Über diese Münze wissen wir etwas mehr. Es war ein Rs.-Stempel von Longinus, der später für Novius Rufus geändert wurde. Ursprünglich war die Legende VΠ CTA ΛONGINOV NI - KO usw. ΛONGINOV wurde dann umgeschnitten zu ΛONOBIOV, wobei die ersten beiden Buchstaben eventuell ausradiert wurden. Dann kam POV - ΦOV zusätzlich ins Feld, und schon konnte man den Stempel für Elagabal verwenden. Der letzte Statthalter unter Macrinus war Marcus Agrippa. So hat der Stempel einige Monate überlebt. Vielleicht taucht er noch einmal auf, oder es war ein Stempel, der nie verwendet wurde (Curtis Clay).
Münze #3:
Moesia inferior, Nikopolis ad Istrum, Macrinus, 217-218
geprägt unter dem Statthalter Marcus Agrippa
Hristova/Hoeft/Jekov (2023) 8.23.38.1
Auf den ersten Blick sieht der Kalathos der Tyche wie ein I aus. Er fügt sich zwanglos wie ein Buchstabe in die Legende ein. Dazu tragen auch die beiden Punkte li. und re. neben dem Kalathos bei, mit denen üblicherweise Buchstaben abgetrennt werden.
Münze #4:
Moesia inferior, Nikopolis ad Istrum, Elagabal, 218-222
geprägt unter dem Statthalter Novius Rufus
Hristova/Hoeft/Jekov (2023) 8.26.3.4 var.

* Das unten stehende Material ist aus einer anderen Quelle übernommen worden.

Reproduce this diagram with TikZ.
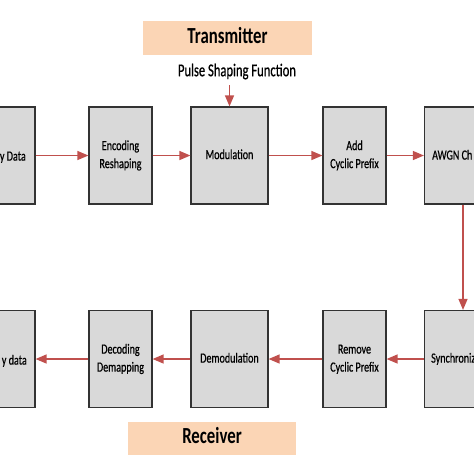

Hier haben wir das umgekehrte Phänomen. Das V von POVΦOV ist der Felicitas so auf den Kopf gesetzt worden, daß es aussieht, als trage sie einen Kalathos!
Ein letztes Beispiel zeigt die nächste Münze. Münze #5:
Moesia inferior, Nikopolis ad Istrum, Macrinus, 217-218
geprägt unter dem Statthalter Statius Longinus
Hristova/Hoeft/Jekov (2023) 8.23.6.1
Hier geht es nicht um Serapis, sondern um die Vs. der Münze. Macrinus ist cürassiert, er trägt einen Schuppenpanzer. Aber der Legendenschneider hat die Buchstaben AVT so gesetzt, daß sie sich auf den ersten Blick wie Schuppen des Panzers in die Darstellung einfügen. Ich habe zahlreiche Exemplare dieses Typs untersucht. Dieses ist das einzige, deas diese Besonderheit aufweist. Ich glaube wieder nicht, daß es sich dabei nur um einen Zufall handelt.
Ich hätte gerne gewußt, was ihr zu diesen Auffälligkeiten meint. Habt ihr eine Erklärung dafür? Haltet ihr das überhaupt für Auffälligkeiten? Und insbesondere bin ich neugierig zu erfahren, ob ihr ähnliche Beobachtungen auf Münzen in eurer Sammlung gemacht habt.